The question asks for the probability that "more than 2 minutes are required before 10 cars arrive." This statement is equivalent to saying that "fewer than 10 cars arrive within 2 minutes."

If we let $$N(t)$$ be the number of cars arriving in a time interval of length $$t$$ minutes, then $$N(t)$$ follows a Poisson distribution with a mean rate of $$\lambda \times t$$.

In our case, the original rate is $$\lambda = 5$$ cars per minute. The new time interval is $$t = 2$$ minutes. So, the mean number of cars expected in 2 minutes is:

$$ \lambda' = \lambda \times t = 5 \text{ cars/minute} \times 2 \text{ minutes} = 10 \text{ cars} $$

Let $$Y$$ be the number of cars that arrive in 2 minutes. $$Y$$ follows a Poisson distribution with a mean of $$\lambda' = 10$$.
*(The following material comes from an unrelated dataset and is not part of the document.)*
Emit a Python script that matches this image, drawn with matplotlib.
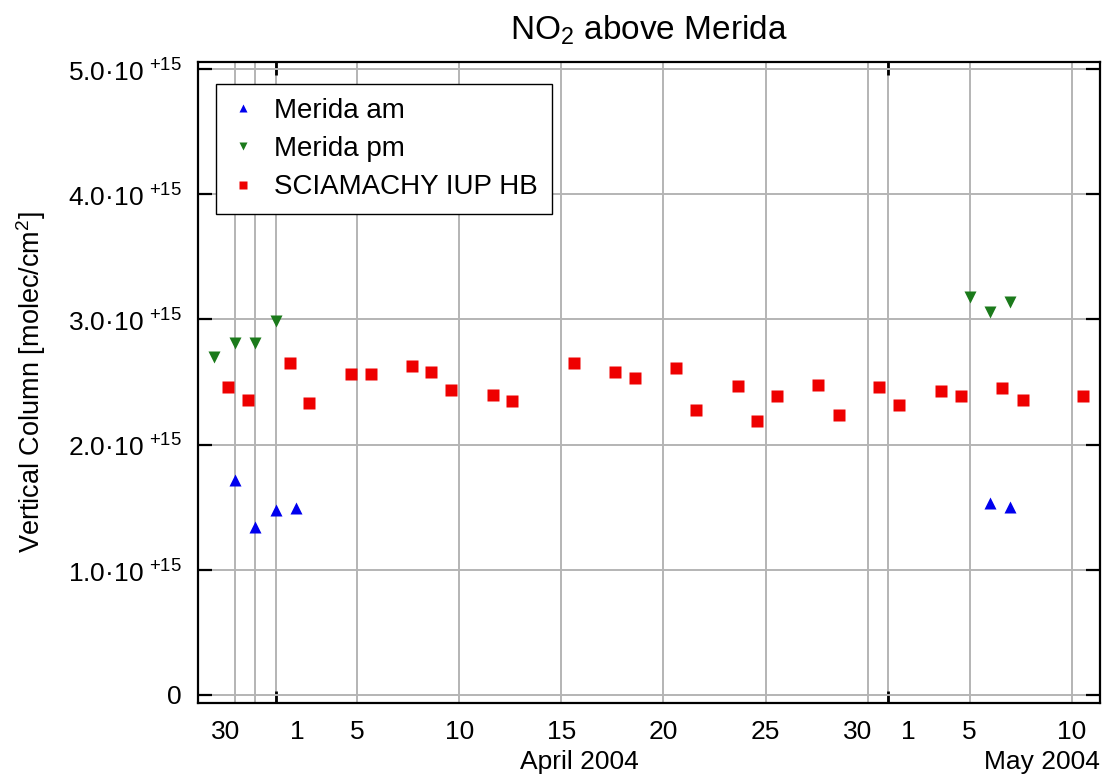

**step2 Calculate the Probability that More Than 2 Minutes are Required**

As established in the previous step, the probability that more than 2 minutes are required before 10 cars arrive is the same as the probability that fewer than 10 cars arrive within 2 minutes. This means we are looking for $$P(Y < 10)$$ for a Poisson distribution with $$\lambda' = 10$$.

"Fewer than 10" means 0, 1, 2, ..., up to 9 cars. So we need to calculate the sum of probabilities:

$$ P(Y < 10) = P(Y \le 9) = P(Y=0) + P(Y=1) + P(Y=2) + \ldots + P(Y=9) $$

Using the Poisson formula with $$\lambda' = 10$$:

$$ P(Y=k) = \frac{e^{-10} \times 10^k}{k!} $$

For example:

$$ P(Y=0) = \frac{e^{-10} \times 10^0}{0!} = e^{-10} \approx 0.000045 $$

$$ P(Y=1) = \frac{e^{-10} \times 10^1}{1!} = 10 \times e^{-10} \approx 0.000454 $$

$$ P(Y=2) = \frac{e^{-10} \times 10^2}{2!} = \frac{100}{2} \times e^{-10} \approx 0.002270 $$

Calculating all these probabilities up to $$P(Y=9)$$ and summing them gives approximately $$P(Y \le 9) \approx 0.4579$$.

Therefore, the probability that more than 2 minutes are required before 10 cars arrive is approximately 0.4579.